II. Iterative Step: For $k=0,1,2,\dots$:
- Compute $y^{(k)} = A x^{(k)}$.
- Normalize $x^{(k+1)} = \frac{y^{(k)}}{\|y^{(k)}\|}$.
III. Convergence Check: Stop when $\|x^{(k+1)} - x^{(k)}\|$ is sufficiently small, or when changes in the estimated eigenvalue become negligible.

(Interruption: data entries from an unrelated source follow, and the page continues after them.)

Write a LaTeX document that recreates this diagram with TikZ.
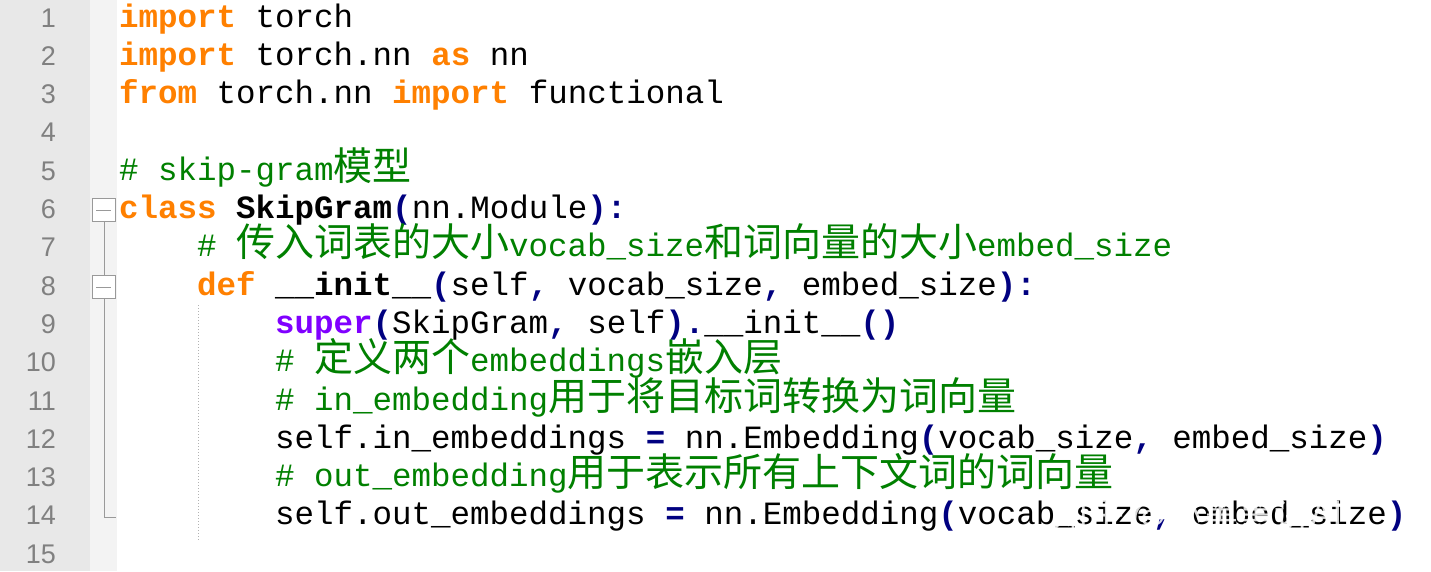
\documentclass[tikz,border=0pt]{standalone}
\usepackage{fontspec}
\setmonofont{Liberation Mono}
\newfontfamily\cjkf{Noto Sans CJK SC}[Scale=1.2]
\newfontfamily\numf{Liberation Sans}
\definecolor{kw}{HTML}{FF8000}
\definecolor{cm}{HTML}{008000}
\definecolor{op}{HTML}{000080}
\definecolor{pu}{HTML}{8000FF}
\definecolor{gut}{HTML}{E8E8E8}
\definecolor{fold}{HTML}{F3F3F3}
\newcommand{\K}[1]{\textcolor{kw}{\bfseries #1}}
\newcommand{\C}[1]{{\cjkf #1}}
\newcommand{\B}[1]{{\bfseries #1}}
\newcommand{\Op}[1]{\textcolor{op}{\bfseries #1}}
\begin{document}
\begin{tikzpicture}[x=1pt,y=-1pt,
  code/.style={anchor=base west,inner sep=0pt,font=\ttfamily\fontsize{32.5}{36}\selectfont},
  num/.style={anchor=base east,inner sep=0pt,text=gray,font=\numf\fontsize{27}{30}\selectfont},
  foldbox/.style={draw=gray!80,fill=white,line width=1pt,minimum width=23pt,minimum height=23pt,inner sep=0pt}]
\useasboundingbox (0,0) rectangle (1431,571);
\fill[white] (0,0) rectangle (1431,571);
\fill[gut] (0,0) rectangle (90,571);
\fill[fold] (90,0) rectangle (117,571);
\foreach \i in {1,...,15}{
  \node[num] (n\i) at (56,{27+(\i-1)*38.3}) {\i};
}
% fold markers
\node[foldbox] (f6) at (104,210) {};
\node[foldbox] (f8) at (104,287) {};
\coordinate (e14) at (104,517);
\coordinate (t14) at (116,517);
\draw[gray!80,line width=1pt] (f6.south) -- (f8.north);
\draw[gray!80,line width=1pt] (f8.south) -- (e14) -- (t14);
\draw[gray!80,line width=1pt] (f6.west) ++(4,0) -- ++(15,0);
\draw[gray!80,line width=1pt] (f8.west) ++(4,0) -- ++(15,0);
\coordinate (g1) at (198,305);
\coordinate (g2) at (198,540);
\draw[gray!60,dotted,line width=1pt] (g1) -- (g2);
% code
\def\ln#1{{27+(#1-1)*38.3}}
\node[code] (c1) at (119,\ln1) {\K{import} torch};
\node[code] (c2) at (119,\ln2) {\K{import} torch.nn \K{as} nn};
\node[code] (c3) at (119,\ln3) {\K{from} torch.nn \K{import} functional};
\node[code,text=cm] (c5) at (119,\ln5) {\# skip-gram\C{模型}};
\node[code] (c6) at (119,\ln6) {\K{class} \B{SkipGram}\Op{(}nn.Module\Op{):}};
\node[code,text=cm] (c7) at (197,\ln7) {\# \C{传入词表的大小}vocab\_size\C{和词向量的大小}embed\_size};
\node[code] (c8) at (197,\ln8) {\K{def} \B{\_\_init\_\_}\Op{(}self\Op{,} vocab\_size\Op{,} embed\_size\Op{):}};
\node[code] (c9) at (275,\ln9) {\textcolor{pu}{\bfseries super}\Op{(}SkipGram\Op{,} self\Op{).}\_\_init\_\_\Op{()}};
\node[code,text=cm] (c10) at (275,\ln{10}) {\# \C{定义两个}embeddings\C{嵌入层}};
\node[code,text=cm] (c11) at (275,\ln{11}) {\# in\_embedding\C{用于将目标词转换为词向量}};
\node[code] (c12) at (275,\ln{12}) {self.in\_embeddings \Op{=} nn.Embedding\Op{(}vocab\_size\Op{,} embed\_size\Op{)}};
\node[code,text=cm] (c13) at (275,\ln{13}) {\# out\_embedding\C{用于表示所有上下文词的词向量}};
\node[code] (c14) at (275,\ln{14}) {self.out\_embeddings \Op{=} nn.Embedding\Op{(}vocab\_size\Op{,} embed\_size\Op{)}};
\node[anchor=base west,inner sep=0pt,text=white,opacity=0.85,font=\cjkf\fontsize{30}{34}\selectfont] (wm) at (1052,527) {知乎 @小黑黑讲AI};
\end{tikzpicture}
\end{document}
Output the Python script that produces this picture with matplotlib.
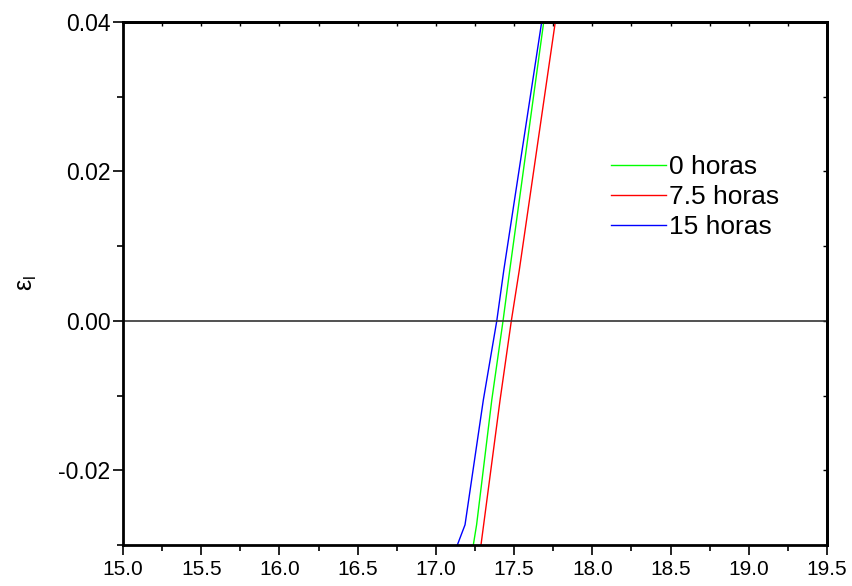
import numpy as np
import matplotlib.pyplot as plt
from matplotlib.ticker import MultipleLocator

plt.rcParams['font.family'] = ['Liberation Sans', 'DejaVu Sans']
plt.rcParams['mathtext.fontset'] = 'custom'
plt.rcParams['mathtext.rm'] = 'Liberation Sans'
plt.rcParams['mathtext.it'] = 'Liberation Sans:italic'

# strain values (y) and position (x)
strain = [-0.030, -0.0273, -0.0106, 0.0, 0.0068, 0.040]
x_0h = [17.239, 17.260, 17.357, 17.429, 17.472, 17.689]
x_75h = [17.288, 17.305, 17.410, 17.482, 17.533, 17.763]
x_15h = [17.137, 17.186, 17.303, 17.389, 17.434, 17.676]

labels = ['0 horas', '7.5 horas', '15 horas']
colors = ['#00ff00', '#ff0000', '#0000ff']

fig = plt.figure(figsize=(8.52, 5.86), dpi=100)
ax = fig.add_axes([0.1444, 0.070, 0.8263, 0.8925])

for xs, lab, c in zip([x_0h, x_75h, x_15h], labels, colors):
    ax.plot(xs, strain, color=c, linewidth=1.0, label=lab)
ax.axhline(0, color='#333333', linewidth=1.2)

ax.set_xlim(15.0, 19.5)
ax.set_ylim(-0.03, 0.04)
ax.xaxis.set_major_locator(MultipleLocator(0.5))
ax.xaxis.set_minor_locator(MultipleLocator(0.25))
ax.yaxis.set_major_locator(MultipleLocator(0.02))
ax.yaxis.set_minor_locator(MultipleLocator(0.01))
ax.xaxis.set_major_formatter(plt.FormatStrFormatter('%.1f'))
ax.yaxis.set_major_formatter(plt.FormatStrFormatter('%.2f'))
ax.tick_params(which='major', direction='out', length=7, width=1.2)
ax.tick_params(which='minor', direction='out', length=4, width=1.2)
ax.tick_params(axis='x', labelsize=15)
ax.tick_params(axis='y', labelsize=16.5, pad=2)
for s in ax.spines.values():
    s.set_linewidth(2)

top = ax.secondary_xaxis('top')
top.xaxis.set_major_locator(MultipleLocator(0.5))
top.xaxis.set_minor_locator(MultipleLocator(0.25))
top.tick_params(which='both', direction='in', length=3, width=1, labeltop=False)
top.spines['top'].set_linewidth(2)
right = ax.secondary_yaxis('right')
right.yaxis.set_major_locator(MultipleLocator(0.02))
right.yaxis.set_minor_locator(MultipleLocator(0.01))
right.tick_params(which='both', direction='in', length=3, width=1, labelright=False)
right.spines['right'].set_linewidth(2)

ax.set_ylabel(r'ε$_\mathrm{l}$', fontsize=18, labelpad=14)

ax.legend(loc='upper left', bbox_to_anchor=(0.678, 0.765), frameon=False,
          fontsize=19, handlelength=2.1, handletextpad=0.1, labelspacing=0.22,
          borderaxespad=0)

fig.savefig('out.png', dpi=100)
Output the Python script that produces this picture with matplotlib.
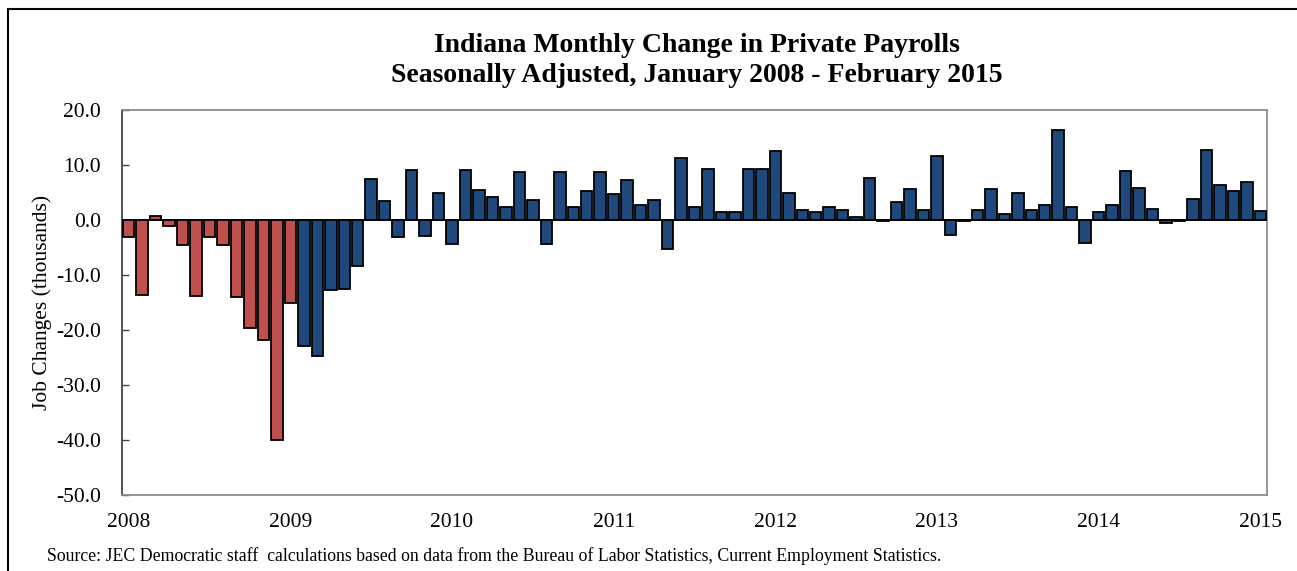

IV. Eigenvalue Approximation: Once converged, estimate the dominant eigenvalue as:
$$\lambda_{\text{max}} \approx \frac{x^{(k)T} A x^{(k)}}{x^{(k)T} x^{(k)}}.$$
Example
Consider:
$$A = \begin{bmatrix}2 & 1 \ 1 & 3\end{bmatrix}, \quad x^{(0)} = \begin{bmatrix}1 \ 1\end{bmatrix}.$$
First iteration:
$$y^{(0)} = A x^{(0)} = \begin{bmatrix}2 & 1 \ 1 & 3\end{bmatrix}\begin{bmatrix}1 \ 1\end{bmatrix} = \begin{bmatrix}3 \ 4\end{bmatrix}.$$
Normalize:
$$x^{(1)} = \frac{1}{5}\begin{bmatrix}3 \ 4\end{bmatrix} = \begin{bmatrix}0.6 \ 0.8\end{bmatrix}.$$
Second iteration:
$$y^{(1)} = A x^{(1)} = \begin{bmatrix}2 & 1 \ 1 & 3\end{bmatrix}\begin{bmatrix}0.6 \ 0.8\end{bmatrix} = \begin{bmatrix}2.0 \ 3.0\end{bmatrix}.$$
Normalize:
$$x^{(2)} = \frac{1}{\sqrt{2^2 + 3^2}}\begin{bmatrix}2 \ 3\end{bmatrix} = \begin{bmatrix}0.5547 \ 0.8321\end{bmatrix}.$$
Repeating these steps, $x^{(k)}$ converges to the eigenvector associated with the largest eigenvalue, which in this case is approximately 3.5616. The corresponding eigenvector stabilizes around:
$$\begin{bmatrix}0.55 \ 0.83\end{bmatrix}$$
Advantages
I. Simplicity: The algorithm is straightforward to implement.
II. Efficiency for Large Sparse Matrices: Requires only matrix-vector multiplication, beneficial when $A$ is large and sparse.
III. Low Memory Footprint: No need to store large amounts of data; only the current vector and its transform are needed.
Limitations
I. Single Dominant Eigenvalue Only: It finds only the largest eigenvalue in magnitude, not all eigenvalues.
II. Slow Convergence if Eigenvalues Are Close: If $|\lambda_1|$ and $|\lambda_2|$ are close, convergence can be slow.
III. Requires a Unique Largest Eigenvalue: If the largest eigenvalue is not unique, the method may fail to converge to a single eigenvector.